* Objective *
Restate the full listing word for word and leave the pictures out.

* Provided material *
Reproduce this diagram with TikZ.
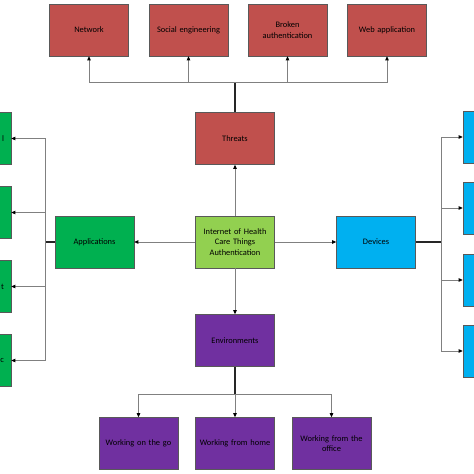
\documentclass[tikz,border=0pt]{standalone}
\usepackage{fontspec}
\setmainfont{Carlito}
\usetikzlibrary{arrows.meta}
\definecolor{threatRed}{RGB}{192, 80, 77}
\definecolor{appGreen}{RGB}{0, 176, 80}
\definecolor{coreGreen}{RGB}{146, 208, 80}
\definecolor{devBlue}{RGB}{0, 176, 240}
\definecolor{envPurple}{RGB}{112, 48, 160}
\definecolor{linkGray}{RGB}{128, 128, 128}

\begin{document}
\begin{tikzpicture}[x=1pt, y=-1pt,
    box/.style={draw=black!65, line width=0.6pt, minimum width=79pt, minimum height=52pt,
      inner sep=3.5pt, text width=72pt, align=center, font=\fontsize{8.4}{10.5}\selectfont},
    edgebox/.style={box, align=right, inner xsep=7pt, text width=65pt},
    link/.style={draw=linkGray, line width=0.8pt, -{Triangle[length=4pt, width=3.5pt, color=black]}},
    trunk/.style={draw=black!85, line width=1.3pt}]
        \useasboundingbox (0,0) rectangle (474,474);

        \node[box, fill=coreGreen] (core) at (235,242) {Internet of Health\\Care Things\\Authentication};
        \node[box, fill=threatRed] (threats) at (235,138.5) {Threats};
        \node[box, fill=appGreen] (apps) at (94.5,242) {Applications};
        \node[box, fill=devBlue] (devices) at (376,242) {Devices};
        \node[box, fill=envPurple] (env) at (235,340.5) {Environments};

        % threats
        \node[box, fill=threatRed] (net) at (89,30) {Network};
        \node[box, fill=threatRed] (social) at (188.5,30) {Social engineering};
        \node[box, fill=threatRed] (broken) at (287.5,30) {Broken\\authentication};
        \node[box, fill=threatRed] (web) at (387,30) {Web application};

        % environments
        \node[box, fill=envPurple] (go) at (138.5,443.5) {Working on the go};
        \node[box, fill=envPurple] (home) at (235,443.5) {Working from home};
        \node[box, fill=envPurple] (office) at (331.5,443.5) {Working from the\\office};

        % applications, cut by the page edge
        \node[edgebox, fill=appGreen] (appA) at (-28.5,138.5) {l};
        \node[edgebox, fill=appGreen] (appB) at (-28.5,212.5) {};
        \node[edgebox, fill=appGreen] (appC) at (-28.5,286.5) {t};
        \node[edgebox, fill=appGreen] (appD) at (-28.5,360.5) {c};

        % devices, cut by the page edge
        \node[box, fill=devBlue] (devA) at (502.5,137) {};
        \node[box, fill=devBlue] (devB) at (502.5,208) {};
        \node[box, fill=devBlue] (devC) at (502.5,280) {};
        \node[box, fill=devBlue] (devD) at (502.5,351) {};

        \coordinate (tbus) at (235,82);
        \coordinate (abus) at (45,242);
        \coordinate (dbus) at (441,242);
        \coordinate (ebus) at (235,394);

        \draw[link] (core) -- (threats);
        \draw[link] (core) -- (apps);
        \draw[link] (core) -- (devices);
        \draw[link] (core) -- (env);

        \draw[trunk] (threats.north) -- (tbus);
        \foreach \t in {net, social, broken, web}
          \draw[link] (tbus) -| (\t);

        \draw[trunk] (apps.west) -- (abus);
        \foreach \a in {appA, appB, appC, appD}
          \draw[link] (abus) |- (\a);

        \draw[trunk] (devices.east) -- (dbus);
        \foreach \d in {devA, devB, devC, devD}
          \draw[link] (dbus) |- (\d);

        \draw[trunk] (env.south) -- (ebus);
        \foreach \e in {go, home, office}
          \draw[link] (ebus) -| (\e);
      \end{tikzpicture}
\end{document}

* Written response *
Reproduce this diagram with TikZ.
\documentclass[tikz,border=0pt]{standalone}
\usepackage{fontspec}
\setmainfont{Carlito}
\usetikzlibrary{arrows.meta}
\definecolor{threatRed}{RGB}{192, 80, 77}
\definecolor{appGreen}{RGB}{0, 176, 80}
\definecolor{coreGreen}{RGB}{146, 208, 80}
\definecolor{devBlue}{RGB}{0, 176, 240}
\definecolor{envPurple}{RGB}{112, 48, 160}
\definecolor{linkGray}{RGB}{128, 128, 128}

\begin{document}
\begin{tikzpicture}[x=1pt, y=-1pt,
    box/.style={draw=black!65, line width=0.6pt, minimum width=79pt, minimum height=52pt,
      inner sep=3.5pt, text width=72pt, align=center, font=\fontsize{8.4}{10.5}\selectfont},
    edgebox/.style={box, align=right, inner xsep=7pt, text width=65pt},
    link/.style={draw=linkGray, line width=0.8pt, -{Triangle[length=4pt, width=3.5pt, color=black]}},
    trunk/.style={draw=black!85, line width=1.3pt}]
        \useasboundingbox (0,0) rectangle (474,474);

        \node[box, fill=coreGreen] (core) at (235,242) {Internet of Health\\Care Things\\Authentication};
        \node[box, fill=threatRed] (threats) at (235,138.5) {Threats};
        \node[box, fill=appGreen] (apps) at (94.5,242) {Applications};
        \node[box, fill=devBlue] (devices) at (376,242) {Devices};
        \node[box, fill=envPurple] (env) at (235,340.5) {Environments};

        % threats
        \node[box, fill=threatRed] (net) at (89,30) {Network};
        \node[box, fill=threatRed] (social) at (188.5,30) {Social engineering};
        \node[box, fill=threatRed] (broken) at (287.5,30) {Broken\\authentication};
        \node[box, fill=threatRed] (web) at (387,30) {Web application};

        % environments
        \node[box, fill=envPurple] (go) at (138.5,443.5) {Working on the go};
        \node[box, fill=envPurple] (home) at (235,443.5) {Working from home};
        \node[box, fill=envPurple] (office) at (331.5,443.5) {Working from the\\office};

        % applications, cut by the page edge
        \node[edgebox, fill=appGreen] (appA) at (-28.5,138.5) {l};
        \node[edgebox, fill=appGreen] (appB) at (-28.5,212.5) {};
        \node[edgebox, fill=appGreen] (appC) at (-28.5,286.5) {t};
        \node[edgebox, fill=appGreen] (appD) at (-28.5,360.5) {c};

        % devices, cut by the page edge
        \node[box, fill=devBlue] (devA) at (502.5,137) {};
        \node[box, fill=devBlue] (devB) at (502.5,208) {};
        \node[box, fill=devBlue] (devC) at (502.5,280) {};
        \node[box, fill=devBlue] (devD) at (502.5,351) {};

        \coordinate (tbus) at (235,82);
        \coordinate (abus) at (45,242);
        \coordinate (dbus) at (441,242);
        \coordinate (ebus) at (235,394);

        \draw[link] (core) -- (threats);
        \draw[link] (core) -- (apps);
        \draw[link] (core) -- (devices);
        \draw[link] (core) -- (env);

        \draw[trunk] (threats.north) -- (tbus);
        \foreach \t in {net, social, broken, web}
          \draw[link] (tbus) -| (\t);

        \draw[trunk] (apps.west) -- (abus);
        \foreach \a in {appA, appB, appC, appD}
          \draw[link] (abus) |- (\a);

        \draw[trunk] (devices.east) -- (dbus);
        \foreach \d in {devA, devB, devC, devD}
          \draw[link] (dbus) |- (\d);

        \draw[trunk] (env.south) -- (ebus);
        \foreach \e in {go, home, office}
          \draw[link] (ebus) -| (\e);
      \end{tikzpicture}
\end{document}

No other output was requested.